Alguém imaginava, há tempos, estar discutindo na campanha de 2018 avanços civilizatórios dados como garantidos?

Por Helena Chagas
Atualizado em 30 jul 2020, 20h18 - Publicado em 27 set 2018, 14h00

O clima anda tão pesado que às vezes imagino estar, em poucos anos, vivendo na série “O Conto da Aia”, baseada na obra de Margaret Atwood. Situado em futuro não muito distante, no que teria sido os Estados Unidos, o enredo mostra uma sociedade distópica, misto de ditadura militar com república fundamentalista religiosa. Destaca-se a situação das mulheres, sempre aias, empregadas, esposas proibidas de trabalhar, de ter conta em banco ou sair de casa. O mais assustador é que as personagens femininas um dia foram como nós – executivas, cientistas, professoras, profissionais que, com as mudanças naquela sociedade, foram perdendo os direitos e o espaço. Isso é mostrado aos poucos, em flashbacks, tornando o seriado mais aterrorizante.

É um pesadelo particular, e é sempre melhor pensar que não sairá do plano da ficção. Mas a realidade anda metendo medo. Estão dando nos nervos, por exemplo, seguidas declarações de autoridades da República de que a democracia não corre riscos, que assume quem ganhar as eleições, que a Constituição garante, as Forças Armadas garantem, o Supremo garante, etc. Do presidente do STF, Dias Toffoli, ao da República, Michel Temer, passando por Luís Roberto Barroso e pelo general Luna e Silva, todo mundo ensaiadinho.

Será que, se não houvesse risco – ou, ao menos, preocupação com a possibilidade de haver risco – estariam falando no assunto?

Pois é. Alguém imaginava, há tempos, estar discutindo na campanha de 2018 avanços civilizatórios dados como garantidos? Não. Estamos retornando a campos de batalhas consideradas vencidas, retomando bandeiras como os direitos das mulheres, o repúdio à tortura e à ditadura militar, a luta contra o armamento da população e os preconceitos por opção sexual, etc. Voltamos a uma inacreditável agenda regressiva, que inclui até propostas de militarização das escolas, de elaboração de uma Constituição sem Congresso, e, quem sabe, um hipotético “autogolpe” militar…

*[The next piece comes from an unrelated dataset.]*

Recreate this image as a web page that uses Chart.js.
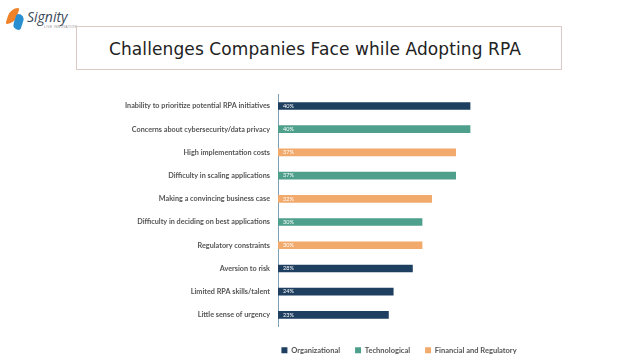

Não há sinais mais claros de que o risco existe. Só que às vezes apresentado de forma enviesada e escamoteada – o que só faz duplicar o perigo. Como nas declarações das autoridades em defesa da democracia que não citam nomes e passam longe de tocar na origem dos temores. Ou nos editoriais e artigos que falam dos riscos à democracia a partir da “polarização” entre os dois candidatos mais bem colocados nas pesquisas.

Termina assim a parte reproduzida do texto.